### Records shown
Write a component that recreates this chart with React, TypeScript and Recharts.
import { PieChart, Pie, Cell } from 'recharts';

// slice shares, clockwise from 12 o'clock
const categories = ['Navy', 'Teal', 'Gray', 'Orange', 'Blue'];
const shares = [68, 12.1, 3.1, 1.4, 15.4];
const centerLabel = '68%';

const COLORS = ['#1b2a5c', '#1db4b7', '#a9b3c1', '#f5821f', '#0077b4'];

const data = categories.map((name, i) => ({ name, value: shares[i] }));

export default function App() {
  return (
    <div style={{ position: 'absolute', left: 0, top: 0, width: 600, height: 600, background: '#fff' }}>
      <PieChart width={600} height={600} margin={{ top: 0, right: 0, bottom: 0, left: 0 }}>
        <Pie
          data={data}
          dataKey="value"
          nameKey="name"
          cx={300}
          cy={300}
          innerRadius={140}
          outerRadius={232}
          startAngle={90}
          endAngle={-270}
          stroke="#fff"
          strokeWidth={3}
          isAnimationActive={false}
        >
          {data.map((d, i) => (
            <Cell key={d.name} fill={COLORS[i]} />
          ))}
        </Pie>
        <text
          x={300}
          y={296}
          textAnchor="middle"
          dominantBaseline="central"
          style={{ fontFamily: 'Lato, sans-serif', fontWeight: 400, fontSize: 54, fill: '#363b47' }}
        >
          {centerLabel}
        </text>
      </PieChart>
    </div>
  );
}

--

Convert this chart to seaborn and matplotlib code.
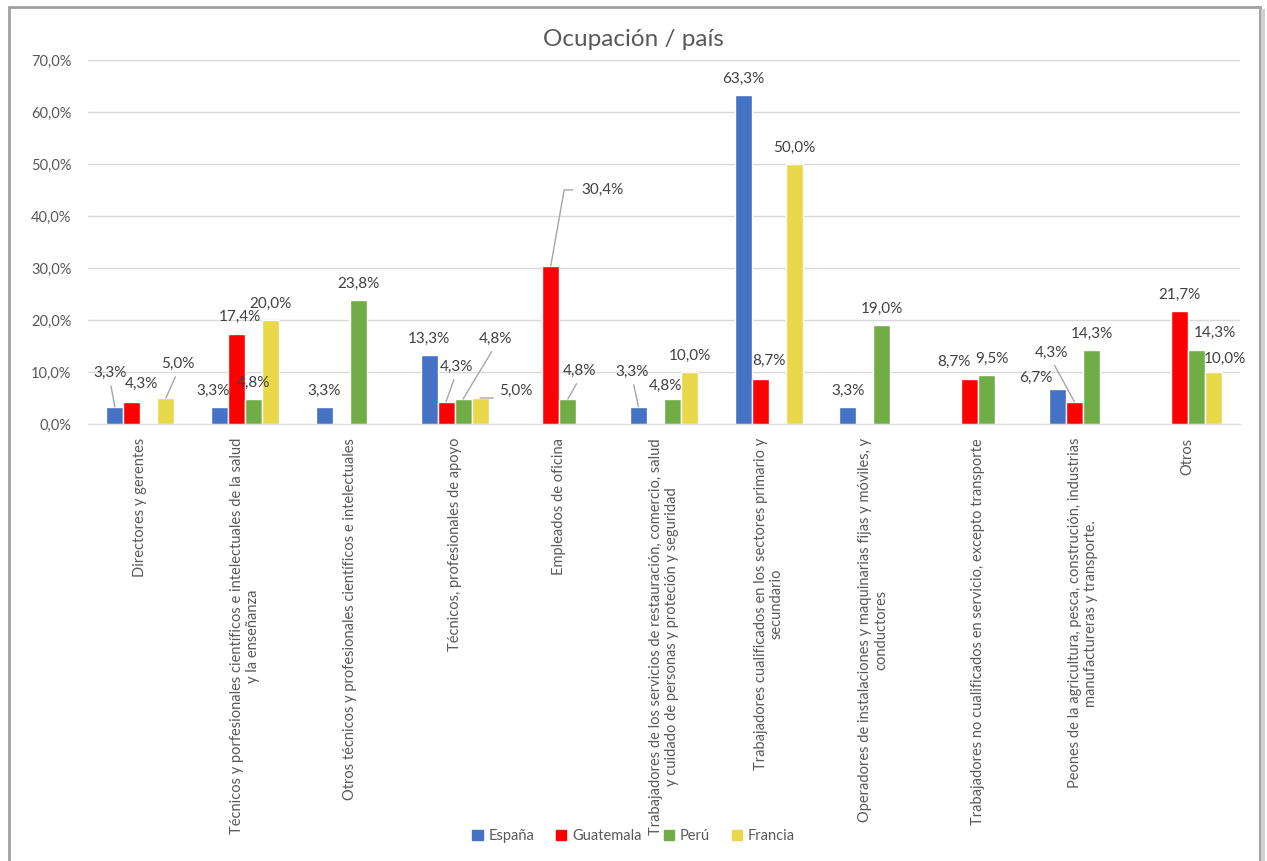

### Goal
Return exactly the lines from the line that has "Write a component" to the line that has "PieChart, Pie, Cell", both of them included.

### Response for this exercise
Write a component that recreates this chart with React, TypeScript and Recharts.
import { PieChart, Pie, Cell } from 'recharts';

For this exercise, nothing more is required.